Abstract
ABSTRACT
This qualitative case study explored the lived experience of various forms of endemic, community-based, Brazilian musics in remote, rural communities. Detailed interviews with 22 Subaltern and Indigenous Brazilian musicians, community members, and leaders prioritized local knowledge and perspectives across age groups, genders, walks of life, and musical rhythms. Working alongside community members produced a vibrant picture of community music and musicians, revealing meaningful themes and connections about music in everyday social structures. A model of Community Music Pedagogy emerged, including four flexible phases: Initial Music Encounters, Emergent Learning Processes, Developing Musical Craft, and Create, Perform, and Share.
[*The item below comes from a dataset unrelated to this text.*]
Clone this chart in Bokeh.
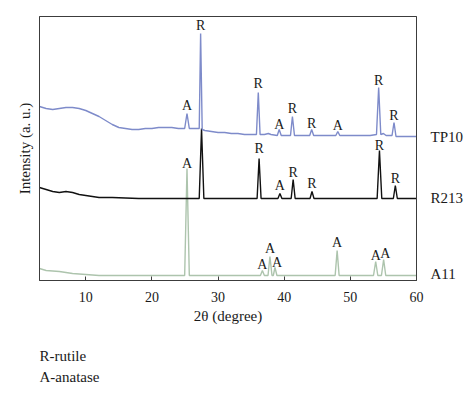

Central findings reframed ideas of "classroom," "teacher," "musicianship," and "voice." As mestres (directors), caciques and cacicas (Indigenous chiefs), elders, teachers, and performers supported ensembles, programs, and events, a profile of Community Music Learning emerged from local knowledge experts on the nature, value, purpose, and ways of music within their original cultural context and space. Here, I faced some of the limits of my own U.S. system-based approach to music education. Culture theory (Douglas, 2003; Thompson, 2018) became an overarching frame to contextualize and analyze the pedagogical data. A combination of culturally responsive teaching (Ladson-Billings, 2014; Lind & McKoy, 2016) and culturally sustaining pedagogy (Paris & Alim, 2017) frameworks provided pathways for analyzing the phases of community music learning and development. Cross-cultural knowledge exchange expanded possibilities of reframing and reconnecting a more sustainable, equitable approach to music learning, teaching, and sharing within life experience.
Key words: community music pedagogy, culturally responsive teaching, culturally sustaining pedagogy, Brazilian community music, Indigenous community music, SubAltern community music.